Without any pictures, restate the lines from the one containing "Write a LaTeX" to the one containing "(pred.east) -- (every.west);", word for word, ends included.

Plotting code records:
--------------------------------

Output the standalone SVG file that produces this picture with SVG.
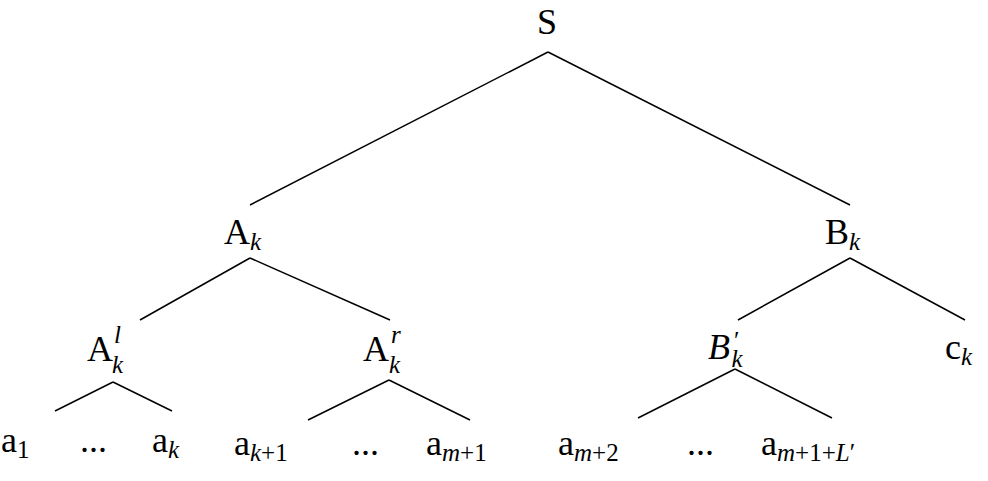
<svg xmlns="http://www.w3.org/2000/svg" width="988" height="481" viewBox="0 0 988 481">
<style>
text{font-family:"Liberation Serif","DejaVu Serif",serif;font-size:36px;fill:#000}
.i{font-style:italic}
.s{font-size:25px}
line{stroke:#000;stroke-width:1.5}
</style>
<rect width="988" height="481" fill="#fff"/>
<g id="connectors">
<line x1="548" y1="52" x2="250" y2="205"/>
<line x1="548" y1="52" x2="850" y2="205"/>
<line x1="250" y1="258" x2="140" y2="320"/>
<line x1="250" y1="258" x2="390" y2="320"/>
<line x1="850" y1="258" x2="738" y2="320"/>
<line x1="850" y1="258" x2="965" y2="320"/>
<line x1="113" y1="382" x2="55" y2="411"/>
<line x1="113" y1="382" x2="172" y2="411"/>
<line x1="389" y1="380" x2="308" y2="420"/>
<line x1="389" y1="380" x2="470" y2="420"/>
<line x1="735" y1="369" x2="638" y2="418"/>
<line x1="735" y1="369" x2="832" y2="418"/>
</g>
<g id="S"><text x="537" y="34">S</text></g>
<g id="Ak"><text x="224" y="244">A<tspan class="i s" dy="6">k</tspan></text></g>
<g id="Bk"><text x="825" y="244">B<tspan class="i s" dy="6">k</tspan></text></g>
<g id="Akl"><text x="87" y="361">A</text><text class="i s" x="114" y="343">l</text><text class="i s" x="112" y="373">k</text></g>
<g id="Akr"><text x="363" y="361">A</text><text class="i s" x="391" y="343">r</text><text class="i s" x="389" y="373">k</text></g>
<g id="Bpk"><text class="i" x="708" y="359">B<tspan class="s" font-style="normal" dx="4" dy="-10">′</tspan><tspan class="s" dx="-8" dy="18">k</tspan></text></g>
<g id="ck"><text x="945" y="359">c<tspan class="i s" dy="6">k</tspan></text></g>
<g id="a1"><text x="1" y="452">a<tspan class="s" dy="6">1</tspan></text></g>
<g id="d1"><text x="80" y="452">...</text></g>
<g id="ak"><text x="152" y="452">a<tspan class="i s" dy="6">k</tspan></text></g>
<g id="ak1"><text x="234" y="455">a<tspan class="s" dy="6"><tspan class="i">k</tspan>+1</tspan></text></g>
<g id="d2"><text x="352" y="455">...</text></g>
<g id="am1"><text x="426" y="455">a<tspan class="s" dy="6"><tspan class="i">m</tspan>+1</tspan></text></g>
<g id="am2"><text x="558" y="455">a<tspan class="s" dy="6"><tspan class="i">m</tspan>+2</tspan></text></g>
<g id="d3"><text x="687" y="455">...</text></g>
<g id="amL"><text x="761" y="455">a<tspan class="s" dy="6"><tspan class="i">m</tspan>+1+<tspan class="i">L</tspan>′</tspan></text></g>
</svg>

--------------------------------

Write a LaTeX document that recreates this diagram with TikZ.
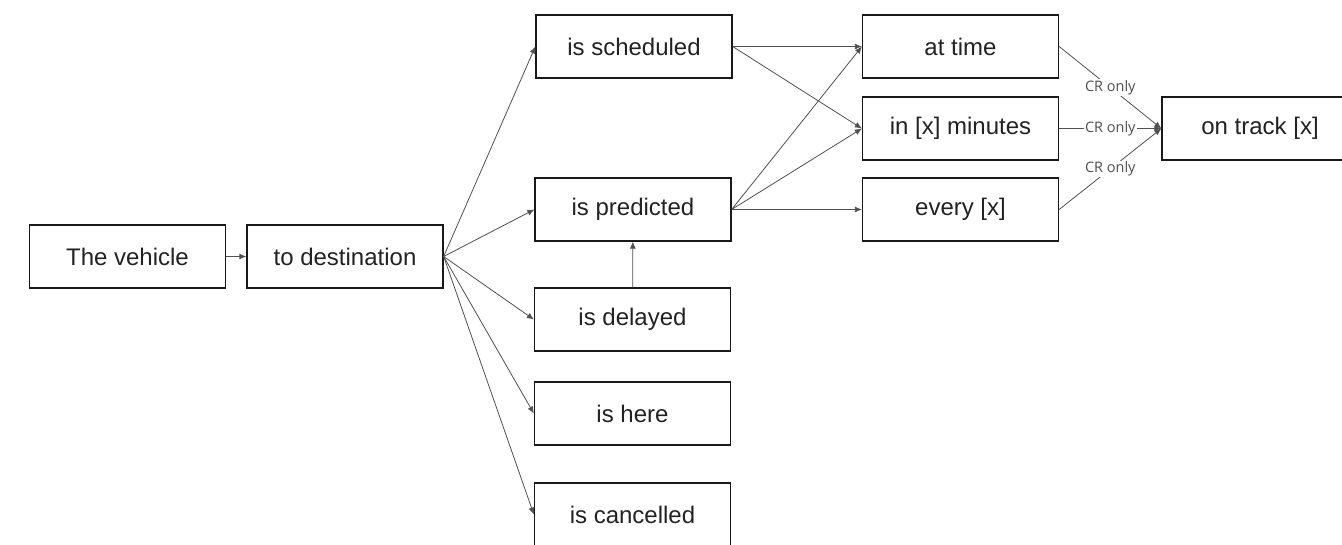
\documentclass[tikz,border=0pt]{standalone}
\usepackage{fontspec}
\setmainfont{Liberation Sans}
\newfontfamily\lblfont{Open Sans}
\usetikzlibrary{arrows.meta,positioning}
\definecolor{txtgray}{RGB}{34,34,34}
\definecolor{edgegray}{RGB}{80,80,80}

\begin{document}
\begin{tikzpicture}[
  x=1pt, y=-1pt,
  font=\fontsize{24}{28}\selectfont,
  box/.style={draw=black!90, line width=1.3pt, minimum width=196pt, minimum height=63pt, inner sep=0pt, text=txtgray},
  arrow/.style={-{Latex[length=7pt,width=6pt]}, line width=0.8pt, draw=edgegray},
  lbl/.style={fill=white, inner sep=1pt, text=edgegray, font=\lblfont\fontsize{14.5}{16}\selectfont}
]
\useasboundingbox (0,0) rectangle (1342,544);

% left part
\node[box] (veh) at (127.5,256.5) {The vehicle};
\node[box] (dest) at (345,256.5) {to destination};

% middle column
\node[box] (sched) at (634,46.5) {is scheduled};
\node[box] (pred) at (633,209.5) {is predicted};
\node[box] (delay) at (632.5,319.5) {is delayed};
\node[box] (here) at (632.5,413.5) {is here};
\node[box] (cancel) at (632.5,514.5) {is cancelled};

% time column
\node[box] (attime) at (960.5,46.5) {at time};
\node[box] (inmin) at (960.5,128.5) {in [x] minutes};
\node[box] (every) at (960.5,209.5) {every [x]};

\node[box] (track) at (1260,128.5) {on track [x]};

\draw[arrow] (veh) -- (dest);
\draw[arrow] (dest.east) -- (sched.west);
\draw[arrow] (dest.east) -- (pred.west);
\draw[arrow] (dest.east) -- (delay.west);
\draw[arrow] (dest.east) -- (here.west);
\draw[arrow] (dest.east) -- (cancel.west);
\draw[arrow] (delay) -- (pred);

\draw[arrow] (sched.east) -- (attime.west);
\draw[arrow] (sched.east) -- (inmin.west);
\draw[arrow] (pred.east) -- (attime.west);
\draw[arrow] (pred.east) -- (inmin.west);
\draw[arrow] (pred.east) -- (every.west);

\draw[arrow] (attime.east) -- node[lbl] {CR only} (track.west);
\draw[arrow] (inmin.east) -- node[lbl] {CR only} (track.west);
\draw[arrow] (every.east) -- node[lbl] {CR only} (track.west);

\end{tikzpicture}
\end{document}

--------------------------------

### Result
Write a LaTeX document that recreates this diagram with TikZ.
\documentclass[tikz,border=0pt]{standalone}
\usepackage{fontspec}
\setmainfont{Liberation Sans}
\newfontfamily\lblfont{Open Sans}
\usetikzlibrary{arrows.meta,positioning}
\definecolor{txtgray}{RGB}{34,34,34}
\definecolor{edgegray}{RGB}{80,80,80}

\begin{document}
\begin{tikzpicture}[
  x=1pt, y=-1pt,
  font=\fontsize{24}{28}\selectfont,
  box/.style={draw=black!90, line width=1.3pt, minimum width=196pt, minimum height=63pt, inner sep=0pt, text=txtgray},
  arrow/.style={-{Latex[length=7pt,width=6pt]}, line width=0.8pt, draw=edgegray},
  lbl/.style={fill=white, inner sep=1pt, text=edgegray, font=\lblfont\fontsize{14.5}{16}\selectfont}
]
\useasboundingbox (0,0) rectangle (1342,544);

% left part
\node[box] (veh) at (127.5,256.5) {The vehicle};
\node[box] (dest) at (345,256.5) {to destination};

% middle column
\node[box] (sched) at (634,46.5) {is scheduled};
\node[box] (pred) at (633,209.5) {is predicted};
\node[box] (delay) at (632.5,319.5) {is delayed};
\node[box] (here) at (632.5,413.5) {is here};
\node[box] (cancel) at (632.5,514.5) {is cancelled};

% time column
\node[box] (attime) at (960.5,46.5) {at time};
\node[box] (inmin) at (960.5,128.5) {in [x] minutes};
\node[box] (every) at (960.5,209.5) {every [x]};

\node[box] (track) at (1260,128.5) {on track [x]};

\draw[arrow] (veh) -- (dest);
\draw[arrow] (dest.east) -- (sched.west);
\draw[arrow] (dest.east) -- (pred.west);
\draw[arrow] (dest.east) -- (delay.west);
\draw[arrow] (dest.east) -- (here.west);
\draw[arrow] (dest.east) -- (cancel.west);
\draw[arrow] (delay) -- (pred);

\draw[arrow] (sched.east) -- (attime.west);
\draw[arrow] (sched.east) -- (inmin.west);
\draw[arrow] (pred.east) -- (attime.west);
\draw[arrow] (pred.east) -- (inmin.west);
\draw[arrow] (pred.east) -- (every.west);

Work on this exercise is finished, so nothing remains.